Facts about Malala Yousafzai
Malala Yousafzai Biography
Malala Yousafzai was given the Nobel Peace Prize of 2014, making her (at age 17) the youngest person ever to win the award. Malala Yousafzai became known as an advocate for girls’ schools in 2009, when she wrote for the BBC about life in her hometown under the rule of conservative militants in the Taliban. The Pakistani army launched military operations to drive out the Taliban in 2009, and a documentary film helped Yousafzai became internationally famous as a chronicler of the chaos. She was nominated in 2011 for the International Children’s Peace Prize, and that same year won Pakistan’s first National Youth Peace Prize (now called the National Malala Peace Prize). However, while riding on a bus from school in the Swat Valley of Pakistan on 9 October 2012, Yousafzai and three other girls were wounded by two gunmen. The Taliban claimed credit for the shooting and vowed to kill Yousafzai for encouraging western ideas, specifically the education of women. Malala Yousafzai was seriously wounded in the head and neck and airlifted to a British hospital for safety reasons and for specialized treatment.
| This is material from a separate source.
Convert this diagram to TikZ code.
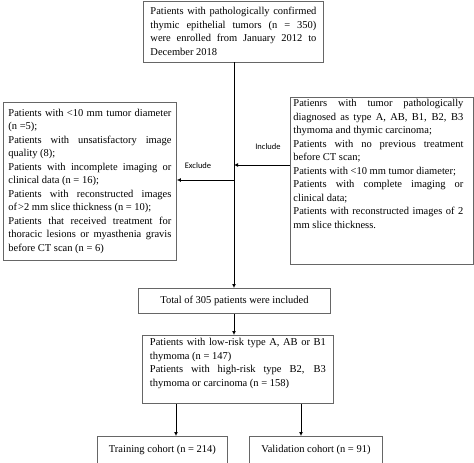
\documentclass[tikz,border=0pt]{standalone}
\usepackage{fontspec}
\setmainfont{Liberation Serif}
\newfontfamily\labelfont{Carlito}
\usetikzlibrary{arrows.meta}
\tikzset{
  box/.style={draw=black!60, line width=0.9pt, rectangle, inner sep=0pt, anchor=north west,
    font=\fontsize{10.5}{13.5}\selectfont},
  arr/.style={draw=black, line width=0.8pt, -{Latex[length=4pt,width=4pt]}},
  lab/.style={font=\labelfont\fontsize{8.5}{10}\selectfont}
}
\newcommand{\jtext}[4]{\parbox[c][#2][#4]{#1}{\vspace*{0pt}\spaceskip=0.25em plus 1em minus 0.05em\relax #3}}
\begin{document}
\begin{tikzpicture}[x=1pt,y=-1pt]
\useasboundingbox (0,0) rectangle (474,463);
% top box
\node[box, minimum width=180pt, minimum height=61pt] (top) at (143,0.5)
 {\jtext{166pt}{59pt}{Patients with pathologically confirmed thymic epithelial tumors (n = 350) were enrolled from January 2012 to December 2018}{c}};
% left exclusion box
\node[box, minimum width=173pt, minimum height=158pt] (excl) at (3,102)
 {\jtext{163pt}{156pt}{Patients with {<}10 mm tumor diameter (n =5);\\
 \hspace*{0pt}Patients with unsatisfactory image quality (8);\\
 Patients with incomplete imaging or clinical data (n = 16);\\
 Patients with reconstructed images of{\kern1pt}>2 mm slice thickness (n = 10);\\
 Patients that received treatment for thoracic lesions or myasthenia gravis before CT scan (n = 6)}{c}};
% right inclusion box
\node[box, minimum width=183pt, minimum height=167pt] (incl) at (290,97)
 {\hspace*{1pt}\jtext{170pt}{165pt}{\vspace*{1pt}Patienrs with tumor pathologically diagnosed as type A, AB, B1, B2, B3 thymoma and thymic carcinoma;\\
 Patients with no previous treatment before CT scan;\\
 Patients with {<}10 mm tumor diameter;\\
 Patients with complete imaging or clinical data;\\
 Patients with reconstructed images of 2 mm slice thickness.}{t}\hspace*{8pt}};
% total
\node[box, minimum width=192pt, minimum height=25pt] (total) at (138,288)
 {Total of 305 patients were included};
% risk box
\node[box, minimum width=191pt, minimum height=68pt] (risk) at (142,335)
 {\jtext{176pt}{66pt}{\vspace*{2pt}Patients with low-risk type A, AB or B1 thymoma (n = 147)\\
 Patients with high-risk type B2, B3 thymoma or carcinoma (n = 158)}{t}};
% cohorts
\node[box, minimum width=130pt, minimum height=27pt] (train) at (97,436)
 {Training cohort (n = 214)};
\node[box, minimum width=133pt, minimum height=27pt] (valid) at (249,436)
 {Validation cohort (n = 91)};
% connectors
\coordinate (j1) at (234,165);
\coordinate (j2) at (234,180);
\coordinate (c1) at (176,0);
\coordinate (c2) at (301,0);
\draw[line width=0.8pt] (top.south -| j1) -- (j2);
\draw[arr] (j2) -- (total.north -| j2);
\draw[arr] (incl.west |- j1) -- (j1);
\draw[arr] (j2) -- (excl.east |- j2);
\node[lab] (inc) at (268,147) {Include};
\node[lab] (exc) at (198,166) {Exclude};
\draw[arr] (total.south -| j2) -- (risk.north -| j2);
\draw[arr] (risk.south -| c1) -- (train.north -| c1);
\draw[arr] (risk.south -| c2) -- (valid.north -| c2);
\end{tikzpicture}
\end{document}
She recovered and became an advocate for education for girls; in 2013, Time magazine put her on its list of the world’s most influential people. The next year she shared the 2014 Nobel Peace Prize with Kailash Satyarthi, an Indian activist and founder of the Global March Against Child Labor.
Extra credit
Malala Yousafzai was still a student at the Edgbaston High School for Girls near Birmingham, England when she won the Nobel Prize; The New York Times reported that “she was summoned out of her chemistry class to hear the news”… Although they shared the Nobel Peace Prize, Malala Yousafzai and Kailash Satyarthi are not related and don’t otherwise work together… The two shared a prize of 8.0 million Swedish kroner, or roughly 1.1 million US dollars, so each received about $550,000.